We demonstrated that a lower proportion of women as compared to men had achieved a higher level of education. Furthermore, our multivariate analysis showed that level of education (high school diploma or greater vs none) was a significant independent predictor of S2P time > 90 minutes. The VIRGO trial34 also demonstrated an association with level of education and delays from symptom onset to hospital presentation. It is possible that a larger proportion of the population not achieving a high school diploma are illiterate, and/or unfamiliar with the use of current technology, and thus do not avail themselves to the newest educational campaigns on heart disease. It is for this reason that community outreach in the form of direct in-person education, and, the use of diverse types of advertising including radio and television advertisements as well as web-based and social media platforms should be considered to reach a larger proportion of the population.

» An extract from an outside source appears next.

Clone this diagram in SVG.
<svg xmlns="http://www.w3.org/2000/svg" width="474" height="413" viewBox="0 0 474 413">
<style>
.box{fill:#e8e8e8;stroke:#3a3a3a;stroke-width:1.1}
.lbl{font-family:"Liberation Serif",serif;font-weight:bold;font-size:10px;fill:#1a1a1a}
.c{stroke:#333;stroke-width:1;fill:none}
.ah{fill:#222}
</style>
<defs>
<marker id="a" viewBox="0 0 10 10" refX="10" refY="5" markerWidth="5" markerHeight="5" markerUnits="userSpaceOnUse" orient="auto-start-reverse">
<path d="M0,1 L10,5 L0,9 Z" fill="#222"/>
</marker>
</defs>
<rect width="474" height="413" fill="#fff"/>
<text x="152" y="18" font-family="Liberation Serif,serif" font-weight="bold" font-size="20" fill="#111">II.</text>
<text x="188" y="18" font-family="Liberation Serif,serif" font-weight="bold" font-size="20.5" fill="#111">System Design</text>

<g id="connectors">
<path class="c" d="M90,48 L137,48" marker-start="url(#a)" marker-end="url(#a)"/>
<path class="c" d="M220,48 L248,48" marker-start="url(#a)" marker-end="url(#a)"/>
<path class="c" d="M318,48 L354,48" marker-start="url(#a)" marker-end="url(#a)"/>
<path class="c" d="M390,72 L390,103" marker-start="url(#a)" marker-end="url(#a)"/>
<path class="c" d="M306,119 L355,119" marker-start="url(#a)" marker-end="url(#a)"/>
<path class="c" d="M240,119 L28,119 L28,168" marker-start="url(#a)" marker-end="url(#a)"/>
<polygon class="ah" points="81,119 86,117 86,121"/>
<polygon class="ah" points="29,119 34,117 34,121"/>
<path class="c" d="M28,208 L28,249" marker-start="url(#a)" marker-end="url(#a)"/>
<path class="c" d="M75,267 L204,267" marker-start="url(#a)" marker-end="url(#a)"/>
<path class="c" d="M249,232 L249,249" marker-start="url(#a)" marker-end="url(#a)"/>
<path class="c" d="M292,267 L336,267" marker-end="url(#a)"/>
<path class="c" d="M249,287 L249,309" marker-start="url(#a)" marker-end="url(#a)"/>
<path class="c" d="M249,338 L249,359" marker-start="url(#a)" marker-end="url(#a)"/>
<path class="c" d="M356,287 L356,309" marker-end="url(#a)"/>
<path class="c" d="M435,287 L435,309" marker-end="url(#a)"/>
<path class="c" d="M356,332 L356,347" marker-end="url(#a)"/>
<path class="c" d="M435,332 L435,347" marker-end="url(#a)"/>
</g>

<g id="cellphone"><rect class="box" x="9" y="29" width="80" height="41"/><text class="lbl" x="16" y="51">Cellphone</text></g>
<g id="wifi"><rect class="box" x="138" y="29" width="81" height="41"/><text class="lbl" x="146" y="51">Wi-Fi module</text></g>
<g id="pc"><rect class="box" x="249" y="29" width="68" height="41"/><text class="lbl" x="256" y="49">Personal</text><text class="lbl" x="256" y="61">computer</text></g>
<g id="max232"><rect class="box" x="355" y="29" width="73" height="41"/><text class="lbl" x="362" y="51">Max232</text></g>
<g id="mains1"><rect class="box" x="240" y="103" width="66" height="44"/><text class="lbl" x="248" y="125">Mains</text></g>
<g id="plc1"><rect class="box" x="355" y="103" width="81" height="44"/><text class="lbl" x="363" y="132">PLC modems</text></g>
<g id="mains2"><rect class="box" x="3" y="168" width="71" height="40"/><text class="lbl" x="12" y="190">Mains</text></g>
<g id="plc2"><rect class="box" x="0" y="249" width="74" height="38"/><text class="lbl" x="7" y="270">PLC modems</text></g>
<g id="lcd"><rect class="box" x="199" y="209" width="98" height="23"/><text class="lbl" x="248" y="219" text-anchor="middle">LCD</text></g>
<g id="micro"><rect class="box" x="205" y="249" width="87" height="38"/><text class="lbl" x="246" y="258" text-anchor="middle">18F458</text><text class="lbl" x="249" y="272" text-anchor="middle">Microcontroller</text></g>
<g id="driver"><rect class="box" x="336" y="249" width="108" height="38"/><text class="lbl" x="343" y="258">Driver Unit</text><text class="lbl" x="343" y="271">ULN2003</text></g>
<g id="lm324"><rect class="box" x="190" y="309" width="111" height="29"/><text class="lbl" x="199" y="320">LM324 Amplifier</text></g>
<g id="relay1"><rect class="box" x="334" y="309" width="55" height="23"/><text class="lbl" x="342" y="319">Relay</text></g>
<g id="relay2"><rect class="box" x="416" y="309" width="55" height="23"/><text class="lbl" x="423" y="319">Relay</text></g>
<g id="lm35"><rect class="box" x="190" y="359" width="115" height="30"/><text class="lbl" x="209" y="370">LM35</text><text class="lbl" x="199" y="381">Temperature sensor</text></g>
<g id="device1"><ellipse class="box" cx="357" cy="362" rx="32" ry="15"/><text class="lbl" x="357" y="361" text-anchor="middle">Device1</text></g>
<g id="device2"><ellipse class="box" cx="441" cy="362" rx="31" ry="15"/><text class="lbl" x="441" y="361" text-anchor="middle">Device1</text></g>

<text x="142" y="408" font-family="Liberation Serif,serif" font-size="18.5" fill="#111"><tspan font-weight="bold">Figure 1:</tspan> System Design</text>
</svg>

Our study has a few limitations. 1) We include only those patients with STEMI who received primary PCI and who were available for and consented to the additional questions. Late presenters and medically treated patients were not included in this analysis. Since women are more likely to present outside of the time window for reperfusion therapy, (and thus receive conservative treatment), one would expect that the inclusion of the medically treated patients in the study would only have strengthened our findings. Additionally, it is possible that the inclusion of only those patients who were able to and willing to participate in the study may have resulted in selection bias and influenced the results of the study. 2) Although the time of symptom onset was prospectively obtained and recorded in the chart at the time of the initial hospital encounter, the time of symptom onset was subjective, and based on the patient’s report at the time of admission. It is possible that there were differences in the recollection and reporting of symptoms that could not be accounted for in our study. 3) Although baseline clinical variables and symptom onset time were prospectively recorded, the interview took place at a time remote from the hospitalization for the STEMI. Therefore, the reporting of a patient’s thoughts and responses at the time of the infarct was based on the patients recollection of the events, and may have differed in retrospect from their actual thoughts and actions. 4) We did not have data on long term follow up for these patients, and hence it is unclear if the longer delays affected patient’s clinical outcome.

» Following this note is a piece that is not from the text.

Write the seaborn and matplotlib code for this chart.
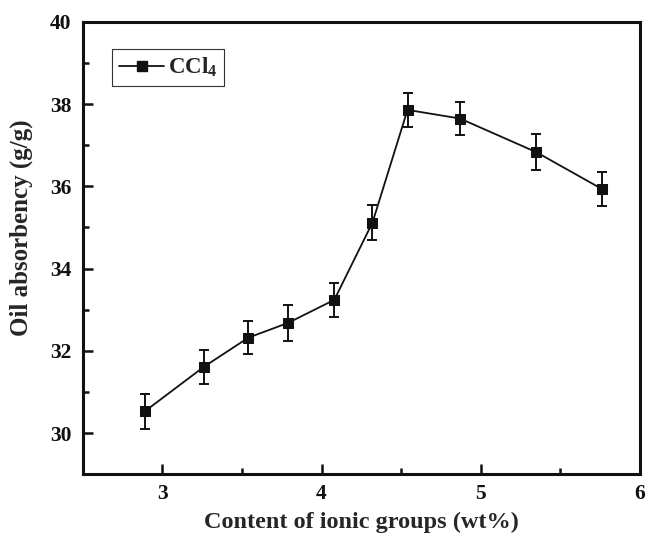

Compared to men, women with AMI have longer pre-hospital delays. The longer delays are associated with a higher prevalence of atypical symptoms, and a lack of belief in women that they are having an AMI. Additionally, longer pre-hospital delays were seen in patients with a lower level of education and patients who did not think they were having an AMI. The results of this analysis suggest a continued need to educate our communities. Consideration should be given to expand educational efforts to radio and TV ads, or direct “in-person” educational outreach programs as well as web-based and social media platforms. This diverse approach to raise awareness will likely influence a larger population of patients at risk. Educational campaigns should emphasize the importance of recognizing both typical and atypical symptoms of AMI in women and men, and highlight the importance of acting quickly and calling 911 once symptoms develop.

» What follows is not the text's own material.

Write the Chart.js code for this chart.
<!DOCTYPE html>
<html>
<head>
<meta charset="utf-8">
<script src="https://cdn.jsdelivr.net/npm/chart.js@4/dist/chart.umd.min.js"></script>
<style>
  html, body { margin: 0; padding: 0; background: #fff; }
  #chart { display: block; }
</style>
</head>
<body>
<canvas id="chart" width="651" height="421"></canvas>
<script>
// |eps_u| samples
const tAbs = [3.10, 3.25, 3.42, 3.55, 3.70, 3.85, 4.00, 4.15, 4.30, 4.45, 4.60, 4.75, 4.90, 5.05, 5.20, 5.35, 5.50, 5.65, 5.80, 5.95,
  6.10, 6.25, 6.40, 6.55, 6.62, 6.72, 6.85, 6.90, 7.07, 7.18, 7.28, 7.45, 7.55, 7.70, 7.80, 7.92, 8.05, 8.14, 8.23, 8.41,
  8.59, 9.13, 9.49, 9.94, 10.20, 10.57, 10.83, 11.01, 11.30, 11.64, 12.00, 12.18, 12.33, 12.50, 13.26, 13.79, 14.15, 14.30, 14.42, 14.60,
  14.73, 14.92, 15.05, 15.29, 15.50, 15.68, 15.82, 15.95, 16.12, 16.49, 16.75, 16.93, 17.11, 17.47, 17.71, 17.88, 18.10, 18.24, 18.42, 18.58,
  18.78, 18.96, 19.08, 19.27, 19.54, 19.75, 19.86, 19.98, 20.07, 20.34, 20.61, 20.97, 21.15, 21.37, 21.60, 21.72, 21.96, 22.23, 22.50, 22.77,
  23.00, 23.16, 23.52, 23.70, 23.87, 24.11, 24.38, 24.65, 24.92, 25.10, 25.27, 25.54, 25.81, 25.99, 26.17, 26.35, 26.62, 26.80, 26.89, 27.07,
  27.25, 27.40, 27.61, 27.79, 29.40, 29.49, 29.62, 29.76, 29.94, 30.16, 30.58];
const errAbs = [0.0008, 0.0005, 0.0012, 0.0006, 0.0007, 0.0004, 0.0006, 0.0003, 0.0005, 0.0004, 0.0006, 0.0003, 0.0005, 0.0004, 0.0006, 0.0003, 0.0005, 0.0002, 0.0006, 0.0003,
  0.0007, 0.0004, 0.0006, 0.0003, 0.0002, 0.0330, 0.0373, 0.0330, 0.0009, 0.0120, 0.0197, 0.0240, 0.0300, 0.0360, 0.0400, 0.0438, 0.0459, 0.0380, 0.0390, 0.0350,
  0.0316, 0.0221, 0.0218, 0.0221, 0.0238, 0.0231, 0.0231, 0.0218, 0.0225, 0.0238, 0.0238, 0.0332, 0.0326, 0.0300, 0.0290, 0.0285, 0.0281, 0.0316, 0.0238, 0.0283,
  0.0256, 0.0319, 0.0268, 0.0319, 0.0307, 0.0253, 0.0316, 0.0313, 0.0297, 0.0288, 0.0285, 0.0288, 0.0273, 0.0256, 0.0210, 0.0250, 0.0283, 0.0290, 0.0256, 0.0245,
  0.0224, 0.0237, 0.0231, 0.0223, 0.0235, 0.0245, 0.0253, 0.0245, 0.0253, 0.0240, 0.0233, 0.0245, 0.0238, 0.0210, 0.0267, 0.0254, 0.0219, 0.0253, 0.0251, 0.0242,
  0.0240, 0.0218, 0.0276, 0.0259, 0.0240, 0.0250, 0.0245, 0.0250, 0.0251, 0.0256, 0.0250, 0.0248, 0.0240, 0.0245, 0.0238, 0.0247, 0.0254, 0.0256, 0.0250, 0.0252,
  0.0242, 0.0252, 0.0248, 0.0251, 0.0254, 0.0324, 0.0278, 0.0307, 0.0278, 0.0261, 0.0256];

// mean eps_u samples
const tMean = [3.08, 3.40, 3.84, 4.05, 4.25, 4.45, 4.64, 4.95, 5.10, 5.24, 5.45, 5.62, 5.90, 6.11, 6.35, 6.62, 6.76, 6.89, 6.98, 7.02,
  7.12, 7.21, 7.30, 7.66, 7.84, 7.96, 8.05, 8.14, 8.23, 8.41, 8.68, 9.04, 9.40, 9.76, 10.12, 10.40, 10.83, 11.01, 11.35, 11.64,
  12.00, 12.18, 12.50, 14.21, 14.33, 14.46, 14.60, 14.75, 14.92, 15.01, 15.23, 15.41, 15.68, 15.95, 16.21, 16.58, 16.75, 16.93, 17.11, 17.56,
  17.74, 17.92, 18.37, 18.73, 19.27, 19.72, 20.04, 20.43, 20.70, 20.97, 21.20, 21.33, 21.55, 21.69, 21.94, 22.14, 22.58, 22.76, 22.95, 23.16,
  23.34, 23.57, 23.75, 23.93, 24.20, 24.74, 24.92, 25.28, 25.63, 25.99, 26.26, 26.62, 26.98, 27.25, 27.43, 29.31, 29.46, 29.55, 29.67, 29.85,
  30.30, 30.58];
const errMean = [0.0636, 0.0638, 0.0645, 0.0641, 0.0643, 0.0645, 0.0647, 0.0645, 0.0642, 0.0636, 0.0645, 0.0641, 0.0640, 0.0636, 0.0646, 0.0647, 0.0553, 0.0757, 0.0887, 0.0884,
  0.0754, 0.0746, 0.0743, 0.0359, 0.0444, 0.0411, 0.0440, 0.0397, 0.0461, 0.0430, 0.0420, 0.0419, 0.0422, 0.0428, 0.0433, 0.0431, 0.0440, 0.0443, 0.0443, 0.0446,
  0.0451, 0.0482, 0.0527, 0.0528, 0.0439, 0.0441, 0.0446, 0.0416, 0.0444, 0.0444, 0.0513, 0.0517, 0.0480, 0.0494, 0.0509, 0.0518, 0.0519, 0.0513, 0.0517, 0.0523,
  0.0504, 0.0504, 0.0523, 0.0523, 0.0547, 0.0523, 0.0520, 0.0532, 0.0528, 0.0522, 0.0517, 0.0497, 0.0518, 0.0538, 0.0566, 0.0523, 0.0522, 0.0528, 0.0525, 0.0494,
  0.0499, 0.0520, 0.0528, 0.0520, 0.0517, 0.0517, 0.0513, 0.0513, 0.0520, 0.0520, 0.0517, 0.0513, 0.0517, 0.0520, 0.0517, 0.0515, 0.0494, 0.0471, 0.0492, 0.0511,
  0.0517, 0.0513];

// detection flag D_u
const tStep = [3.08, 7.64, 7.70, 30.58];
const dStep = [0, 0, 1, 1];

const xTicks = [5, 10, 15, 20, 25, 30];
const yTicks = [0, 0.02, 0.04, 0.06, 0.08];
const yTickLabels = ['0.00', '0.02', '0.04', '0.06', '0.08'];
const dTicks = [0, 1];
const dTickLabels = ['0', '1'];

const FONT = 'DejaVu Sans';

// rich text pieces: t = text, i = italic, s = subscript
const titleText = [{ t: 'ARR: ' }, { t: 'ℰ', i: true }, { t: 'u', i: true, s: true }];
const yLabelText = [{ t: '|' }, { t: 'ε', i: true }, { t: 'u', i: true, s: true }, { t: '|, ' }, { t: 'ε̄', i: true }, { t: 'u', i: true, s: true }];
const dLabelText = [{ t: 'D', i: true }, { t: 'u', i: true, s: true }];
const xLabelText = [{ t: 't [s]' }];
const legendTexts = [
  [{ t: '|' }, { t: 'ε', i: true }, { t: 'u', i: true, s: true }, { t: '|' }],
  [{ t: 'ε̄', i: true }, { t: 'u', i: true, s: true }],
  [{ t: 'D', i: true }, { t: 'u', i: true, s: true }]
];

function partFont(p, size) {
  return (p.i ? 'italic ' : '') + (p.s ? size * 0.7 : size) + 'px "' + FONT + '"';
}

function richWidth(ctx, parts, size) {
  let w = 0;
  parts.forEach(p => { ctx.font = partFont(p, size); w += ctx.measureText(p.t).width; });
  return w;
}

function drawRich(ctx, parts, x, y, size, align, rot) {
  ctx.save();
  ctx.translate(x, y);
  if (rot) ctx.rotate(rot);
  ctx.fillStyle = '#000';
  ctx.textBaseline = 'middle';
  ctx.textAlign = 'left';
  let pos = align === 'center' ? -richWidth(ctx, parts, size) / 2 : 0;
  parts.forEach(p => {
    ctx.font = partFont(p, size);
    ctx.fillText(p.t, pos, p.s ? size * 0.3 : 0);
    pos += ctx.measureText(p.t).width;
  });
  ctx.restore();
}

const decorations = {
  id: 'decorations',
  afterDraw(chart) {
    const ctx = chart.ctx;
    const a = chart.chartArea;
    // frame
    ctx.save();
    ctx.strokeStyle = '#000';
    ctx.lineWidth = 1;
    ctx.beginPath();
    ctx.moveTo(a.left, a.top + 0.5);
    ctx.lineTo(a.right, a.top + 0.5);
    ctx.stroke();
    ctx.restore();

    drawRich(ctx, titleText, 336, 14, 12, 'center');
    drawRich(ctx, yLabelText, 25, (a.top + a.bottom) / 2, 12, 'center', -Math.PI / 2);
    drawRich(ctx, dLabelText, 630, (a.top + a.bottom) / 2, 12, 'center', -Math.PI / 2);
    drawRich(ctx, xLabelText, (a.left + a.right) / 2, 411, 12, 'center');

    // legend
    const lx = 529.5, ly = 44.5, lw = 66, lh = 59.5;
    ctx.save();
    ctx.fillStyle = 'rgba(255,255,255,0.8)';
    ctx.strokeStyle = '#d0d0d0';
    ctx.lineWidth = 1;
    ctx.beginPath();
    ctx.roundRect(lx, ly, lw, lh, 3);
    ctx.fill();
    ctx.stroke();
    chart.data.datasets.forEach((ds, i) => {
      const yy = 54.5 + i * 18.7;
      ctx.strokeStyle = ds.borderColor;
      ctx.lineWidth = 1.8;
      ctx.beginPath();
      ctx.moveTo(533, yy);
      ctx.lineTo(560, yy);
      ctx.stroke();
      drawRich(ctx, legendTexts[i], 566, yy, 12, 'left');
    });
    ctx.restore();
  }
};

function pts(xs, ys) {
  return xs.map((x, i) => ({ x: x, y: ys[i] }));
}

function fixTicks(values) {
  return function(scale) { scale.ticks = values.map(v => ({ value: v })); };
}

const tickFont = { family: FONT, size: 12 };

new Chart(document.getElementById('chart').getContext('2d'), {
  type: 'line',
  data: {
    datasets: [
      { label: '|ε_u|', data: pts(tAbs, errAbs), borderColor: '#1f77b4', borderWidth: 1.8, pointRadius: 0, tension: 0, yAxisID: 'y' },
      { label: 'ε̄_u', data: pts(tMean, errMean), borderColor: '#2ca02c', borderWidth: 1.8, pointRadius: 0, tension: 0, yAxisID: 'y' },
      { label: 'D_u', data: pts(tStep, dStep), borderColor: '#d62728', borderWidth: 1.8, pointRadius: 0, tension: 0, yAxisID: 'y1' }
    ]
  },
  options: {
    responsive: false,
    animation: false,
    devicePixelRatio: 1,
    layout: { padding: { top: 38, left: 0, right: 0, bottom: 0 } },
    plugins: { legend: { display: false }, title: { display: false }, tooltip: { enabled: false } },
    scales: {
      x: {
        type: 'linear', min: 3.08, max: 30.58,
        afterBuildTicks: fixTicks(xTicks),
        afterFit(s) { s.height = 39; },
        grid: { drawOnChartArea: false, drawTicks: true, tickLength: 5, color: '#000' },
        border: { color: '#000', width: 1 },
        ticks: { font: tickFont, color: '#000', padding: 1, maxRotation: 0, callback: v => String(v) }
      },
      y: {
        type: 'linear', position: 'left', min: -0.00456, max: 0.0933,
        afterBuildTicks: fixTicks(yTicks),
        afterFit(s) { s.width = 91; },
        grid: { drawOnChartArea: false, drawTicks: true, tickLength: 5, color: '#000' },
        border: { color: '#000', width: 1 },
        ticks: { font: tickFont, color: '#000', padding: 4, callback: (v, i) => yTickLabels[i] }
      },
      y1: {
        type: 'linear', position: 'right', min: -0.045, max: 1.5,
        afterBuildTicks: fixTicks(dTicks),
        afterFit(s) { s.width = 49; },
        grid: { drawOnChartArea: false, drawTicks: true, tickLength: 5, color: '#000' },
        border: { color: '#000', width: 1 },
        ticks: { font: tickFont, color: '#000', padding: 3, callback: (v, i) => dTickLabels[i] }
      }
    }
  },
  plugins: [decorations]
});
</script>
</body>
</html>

The authors wish to acknowledge the following people who supported our efforts in conducting some of the interviews and/or identifying cases for data collection: Kathleen Kearney, RN, Vladimir Fridman, MD, and Mariusz Wysoczanski, MD. The abstract of this paper was presented at the American Heart Association Quality of Care and Outcomes Meeting and the World Congress of Heart Disease Meeting (A joint meeting) as a poster presentation with interim findings. Our work has otherwise not been published in any form.


The authors report no conflicts of interest in this work.